NBA Playoff Efficiency: Five Statistical Indicators That Predict Who Advances

Five regular-season statistics — led by defensive rebounding and half-court offense — explain 73 percent of NBA playoff series outcomes. Which teams rank best heading into the 2025 postseason.

NBA Playoff Efficiency: Five Statistical Indicators That Predict Who Advances

The NBA's first round opens April 19, and five statistical indicators have correlated most strongly with series advancement over the past decade, according to research published this month by Cleaning the Glass and corroborated by ESPN analytics. The data cover 160 playoff series from 2015 through 2024 and identify which regular-season metrics best translate to postseason success.

Defensive rebounding percentage, non-garbage-time offensive rating, three-point shot quality, half-court defense, and free throw rate on drives together explain 73 percent of variance in series outcomes, according to the model. Point differential and overall winning percentage — the two most cited predictors in casual coverage — trail behind all five.

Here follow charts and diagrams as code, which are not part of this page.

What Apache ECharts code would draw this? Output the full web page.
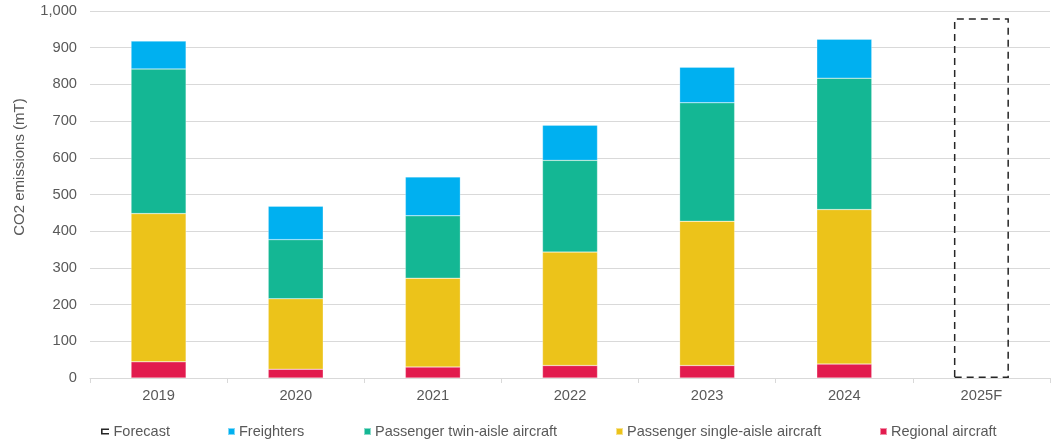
<!DOCTYPE html>
<html>
<head>
<meta charset="utf-8">
<script src="https://cdn.jsdelivr.net/npm/echarts@6/dist/echarts.min.js"></script>
<style>html,body{margin:0;padding:0;background:#fff;}#c{width:1052px;height:443px;}</style>
</head>
<body>
<div id="c"></div>
<script>
const categories = ['2019','2020','2021','2022','2023','2024','2025F'];
const regional = [44, 24, 30, 34, 34, 38, null];
const singleAisle = [404, 192, 242, 309, 393, 421, null];
const twinAisle = [394, 161, 170, 250, 323, 358, null];
const freighters = [76, 91, 106, 96, 97, 106, null];
const forecast = [null, null, null, null, null, null, 980];
const yTicks = [0,100,200,300,400,500,600,700,800,900,1000];

const fix = a => a.map(v => v == null ? '-' : v);
const txt = '#595959';
const font = 'Liberation Sans, Arial, sans-serif';

const chart = echarts.init(document.getElementById('c'));
function legendAt(left, name, extra) {
  return Object.assign({
    left: left, top: 424, orient: 'horizontal', padding: 0,
    icon: 'rect', itemWidth: 7, itemHeight: 7, itemGap: 0,
    textStyle: {color: txt, fontSize: 14.5, fontFamily: font, padding: [0,0,0,-1]},
    data: [name], selectedMode: false
  }, extra || {});
}
chart.setOption({
  animation: false,
  textStyle: {fontFamily: font},
  grid: {left: 90, right: 2, top: 11, bottom: 65},
  legend: [
    legendAt(101, {name: 'Forecast', icon: 'path://M0,0H8V1.6H1.6V4.4H8V6H0Z', itemStyle: {color: '#262626', borderWidth: 0}}, {itemWidth: 9, itemHeight: 6}),
    legendAt(227, 'Freighters'),
    legendAt(363, 'Passenger twin-aisle aircraft'),
    legendAt(615, 'Passenger single-aisle aircraft'),
    legendAt(879, 'Regional aircraft')
  ],
  graphic: [{
    type: 'text', x: 20, y: 167, rotation: Math.PI/2,
    style: {text: 'CO2 emissions (mT)', fill: txt, font: '15px ' + font, align: 'center', verticalAlign: 'middle'}
  }],
  xAxis: {
    type: 'category', data: categories,
    axisLine: {lineStyle: {color: '#d9d9d9', width: 1}},
    axisTick: {show: true, length: 5, lineStyle: {color: '#d9d9d9'}},
    axisLabel: {color: txt, fontSize: 14.7, margin: 10, fontFamily: font}
  },
  yAxis: {
    type: 'value', min: yTicks[0], max: yTicks[yTicks.length-1], interval: 100,
    axisLine: {show: false}, axisTick: {show: false},
    splitLine: {lineStyle: {color: '#d9d9d9', width: 1}},
    axisLabel: {color: txt, fontSize: 14.7, margin: 13, fontFamily: font,
      formatter: v => v.toLocaleString('en-US')}
  },
  series: [
    {name: 'Regional aircraft', type: 'bar', stack: 't', barWidth: 55, data: fix(regional),
     itemStyle: {color: '#E21B4E', borderColor: 'rgba(255,255,255,0.5)', borderWidth: 0.5}},
    {name: 'Passenger single-aisle aircraft', type: 'bar', stack: 't', data: fix(singleAisle),
     itemStyle: {color: '#ECC31A', borderColor: 'rgba(255,255,255,0.5)', borderWidth: 0.5}},
    {name: 'Passenger twin-aisle aircraft', type: 'bar', stack: 't', data: fix(twinAisle),
     itemStyle: {color: '#14B794', borderColor: 'rgba(255,255,255,0.5)', borderWidth: 0.5}},
    {name: 'Freighters', type: 'bar', stack: 't', data: fix(freighters),
     itemStyle: {color: '#00B0F0', borderColor: 'rgba(255,255,255,0.5)', borderWidth: 0.5}},
    {name: 'Forecast', type: 'bar', stack: 't', data: fix(forecast),
     itemStyle: {color: 'rgba(0,0,0,0)', borderColor: '#262626', borderWidth: 1.5, borderType: [7,5]}}
  ]
});
</script>
</body>
</html>
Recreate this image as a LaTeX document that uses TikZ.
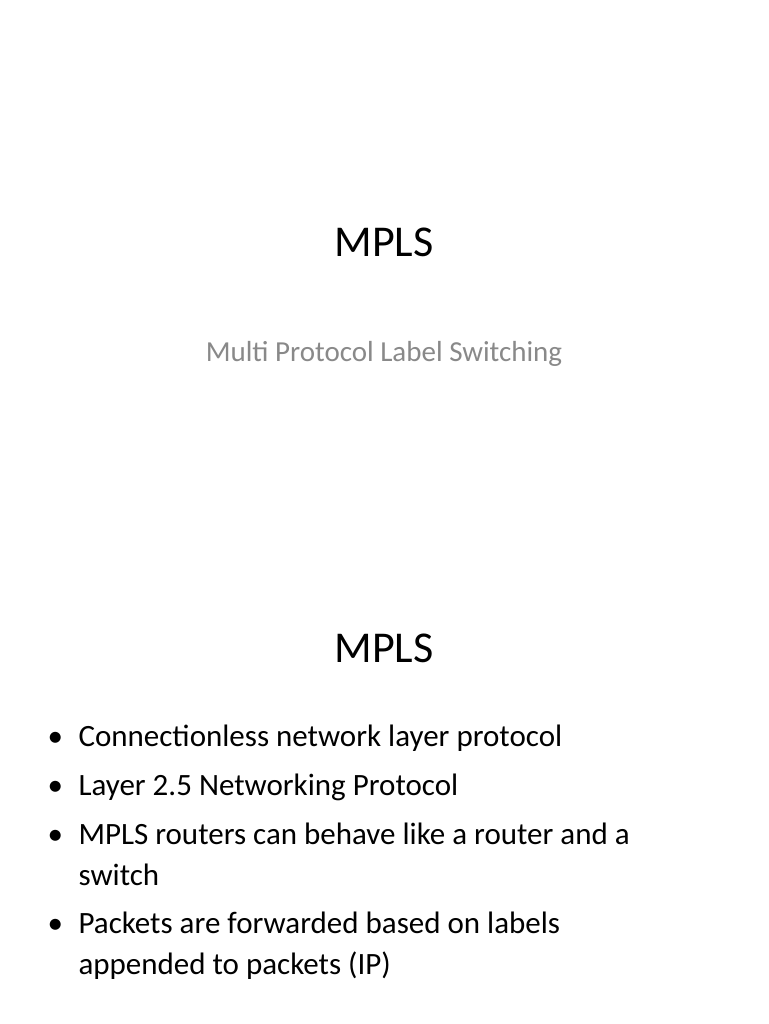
\documentclass[tikz,border=0pt]{standalone}
\usepackage{fontspec}
\setmainfont{Carlito}
\definecolor{subgray}{HTML}{898989}
\tikzset{title/.style={font=\fontsize{44}{50}\selectfont,anchor=base},
bul/.style={font=\fontsize{31}{38}\selectfont,anchor=base west,align=left}}
\begin{document}
\begin{tikzpicture}[x=1pt,y=-1pt]
\useasboundingbox[fill=white] (0,0) rectangle (768,1024);
\node[title] (t1) at (384,256) {MPLS};
\node[font=\fontsize{29}{34}\selectfont,anchor=base,text=subgray] (s1) at (384,361) {Multi Protocol Label Switching};
\node[title] (t2) at (384,662) {MPLS};
\node[bul] (b1) at (44,746) {•};
\node[bul] (c1) at (75,746) {Connectionless network layer protocol};
\node[bul] (b2) at (44,795) {•};
\node[bul] (c2) at (75,795) {Layer 2.5 Networking Protocol};
\node[bul] (b3) at (44,844) {•};
\node[bul] (c3) at (75,844) {MPLS routers can behave like a router and a};
\node[bul] (c3b) at (75,885) {switch};
\node[bul] (b4) at (44,933) {•};
\node[bul] (c4) at (75,933) {Packets are forwarded based on labels};
\node[bul] (c4b) at (75,974) {appended to packets (IP)};
\end{tikzpicture}
\end{document}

Defensive Rebounding as the Underrated Signal

Teams ranking in the top eight in defensive rebound percentage have won 68 percent of their playoff series since 2015, per Basketball-Reference. The Boston Celtics (73.8 percent, first in the league), Oklahoma City Thunder (73.1 percent) and Denver Nuggets (72.6 percent) lead the category entering the postseason.

Possessions become more valuable when playoff scoring tightens, which inflates the impact of each extra rebound. Celtics head coach Joe Mazzulla told reporters in March that the team treats defensive rebounding as "our most trackable KPI" ahead of the postseason.

Half-Court Offense Matters More Than Transition

Regular-season transition points per game do not correlate meaningfully with playoff success, but half-court offensive rating does. The league average in half-court sets this season is 98.2 points per 100 possessions, per Cleaning the Glass. The Thunder, Celtics and Knicks all sit above 101.

Playoff defenses slow the game: the average NBA playoff possession has run three seconds longer than the average regular-season possession since 2019, per Second Spectrum tracking. Teams that depend on fast-break production — the Indiana Pacers and Minnesota Timberwolves, for example — often see their offensive rating drop four to six points in the playoffs.

Three-Point Shot Quality Over Volume

Raw three-point percentage is volatile across a seven-game series. A better predictor is expected three-point percentage based on shot location, defender distance and shooter identity — what Second Spectrum labels "qSQ," or quality of shot quality. Teams with top-10 qSQ have advanced in 64 percent of series since 2020.

The Oklahoma City Thunder lead in qSQ this season at 36.7 percent, reflecting their volume of open corner looks generated by point guard Shai Gilgeous-Alexander's rim pressure. The Los Angeles Lakers, despite ranking 22nd in three-point percentage, sit fifth in qSQ — a signal their shot profile is sustainable.

Free Throw Rate on Drives

Driving free throw rate — free throws drawn per drive — separates playoff-ready offenses from regular-season stat-padders. The Denver Nuggets (led by Nikola Jokic and Jamal Murray) and the Milwaukee Bucks (Giannis Antetokounmpo) rank first and second in the category. Both teams have reached at least the conference finals in three of the past four years.

Antetokounmpo draws 0.41 free throws per drive, the highest mark among high-volume drivers, per NBA.com tracking. The foul-drawing skill scales in the playoffs because whistles tighten late in games and disciplined offenses extract more points from foul trouble on opposing stars.

Half-Court Defense Separates the Contenders

Half-court defensive rating — points allowed per 100 half-court possessions — filters out the possession-sensitive noise of transition and put-back scoring. The Oklahoma City Thunder lead the league at 93.1 and have held opponents to 41.8 percent effective field goal percentage in the half court, both the best marks since tracking began in 2013-14.

Historically, the eventual champion has ranked in the top five in half-court defense in nine of the past 11 seasons, the lone exceptions being the 2020 Lakers and 2022 Warriors. Both exceptions featured a top-three half-court offense plus an elite wing defender (Anthony Davis and Andrew Wiggins, respectively).

The Favorites by Composite

When the five indicators are combined into a composite score, Oklahoma City, Boston and Denver rank first through third — matching most preseason oddsmaker projections. The New York Knicks and Milwaukee Bucks round out the top five. The model is less bullish on the Cleveland Cavaliers, whose overall record ranks second in the East but whose half-court defense sits 12th in the league.